We're going about this the wrong way. First, we need "Sport Fucking 10" to have corporate sponsorships, and then the corporations will pressure the Olympics to include banging in the games. Hopefully, some bigwig at Nike will see Erik Everhard sticking his fat dick in Veruca James and say to himself, "That guy needs a cock ring with a Swoosh on it, ASAP."

So here we go. West, Naomi West: desperada, rough rider, no, you don't want nada. It takes a special lady to make us hear music in our heads, and it takes a truly one of a kind beauty with petite tits to make us break out in old Will Smith jams from 1999. The box cover tells us that Naomi West is "firm titted," and while that may not sound appealing at first, consider how delightfully sharp and stiff the nipples on small breasts can become. We worry that Erik might slice up his torso by getting snuggly with Naomi, but fortunately, he keeps her weaponry pointed elsewhere and lets her ride reverse cowgirl. Also, Erik Everhard does not snuggle.

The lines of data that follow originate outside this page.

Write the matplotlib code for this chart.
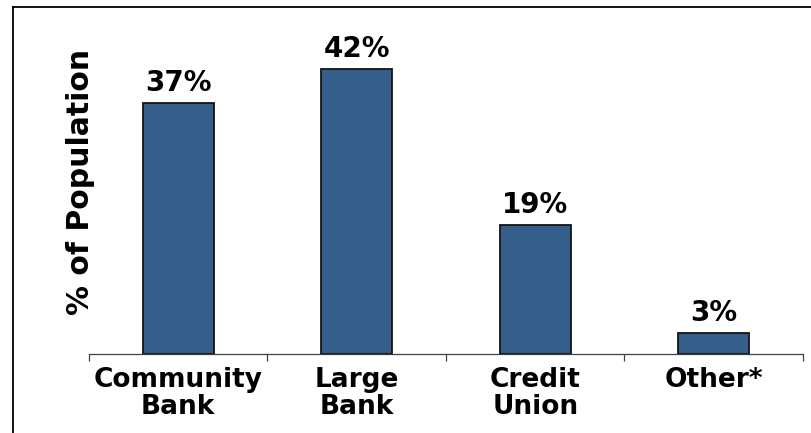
import matplotlib
matplotlib.use("Agg")
import matplotlib.pyplot as plt
from matplotlib.lines import Line2D
import numpy as np

categories = ["Community\nBank", "Large\nBank", "Credit\nUnion", "Other*"]
values = [37, 42, 19, 3]
value_labels = ["37%", "42%", "19%", "3%"]

plt.rcParams['font.family'] = ['DejaVu Sans']

W, H = 812, 433
fig = plt.figure(figsize=(W / 100, H / 100), dpi=100)
fig.patch.set_facecolor("white")

# axes in pixel coords
ax_l, ax_r, ax_b, ax_t = 89, 803, 353.5, 22
ax = fig.add_axes([ax_l / W, 1 - ax_b / H, (ax_r - ax_l) / W, (ax_b - ax_t) / H])

x = np.arange(len(categories))
ax.bar(x, values, width=0.4, color="#355E8B", edgecolor="#151515", linewidth=1.3, zorder=3)

ax.set_xlim(-0.5, len(categories) - 0.5)
ax.set_ylim(0, 49)

for xi, v, lab in zip(x, values, value_labels):
    ax.annotate(lab, (xi, v), xytext=(0, 4.5), textcoords="offset points",
                ha="center", va="bottom", fontsize=20, fontweight="bold", color="black")

for s in ["top", "right", "left"]:
    ax.spines[s].set_visible(False)
ax.spines["bottom"].set_color("#404040")
ax.spines["bottom"].set_linewidth(0.9)

ax.set_yticks([])
ax.set_xticks(x)
ax.set_xticklabels(categories, fontsize=19, fontweight="bold", linespacing=1.02)
ax.tick_params(axis="x", which="major", length=0, pad=10)
ax.set_xticks(np.arange(-0.5, len(categories)), minor=True)
ax.tick_params(axis="x", which="minor", length=5, width=0.9, color="#404040", direction="out")

fig.text(81 / W, 1 - 182 / H, "% of Population", rotation=90, ha="center", va="center",
         fontsize=21.5, fontweight="bold")

# figure frame (left and top lines)
fig.add_artist(Line2D([13 / W, 13 / W], [0, 1 - 7 / H], transform=fig.transFigure,
                      color="black", linewidth=1.3))
fig.add_artist(Line2D([13 / W, 1], [1 - 7 / H, 1 - 7 / H], transform=fig.transFigure,
                      color="black", linewidth=1.3))

fig.savefig("out.png", dpi=100)
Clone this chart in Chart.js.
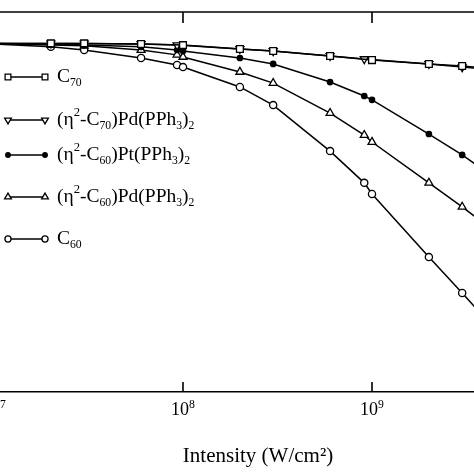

Olivia Wilder doesn't look all that much like Olivia Wilde, but we love her name anyway: she's hot, she wears leather pants that have been mauled by a wolverine, and we've seen more of her in twenty seconds than we've seen of Olivia Wilde in eight years. Her ass is like a peach that fell from a tree in heaven and landed firmly on Erik's cock--they seem made for each other, and when they smooch and spoon together on the bed, they look completely blissed out. All it takes is a little handholding and a lot of genital smashing to get these two in a cute mode. Maybe we were wrong about Erik, maybe he does have a sweet side.

It's a curious question: does cuddling have a place in "Sport Fucking 10"? We're definitely more interested in the sweat-inducing pounding and acrobatic ass attacks than we are in the cool down period, but we suppose we should lobby for Sport Snuggling in the Olympics, too. It's only fair.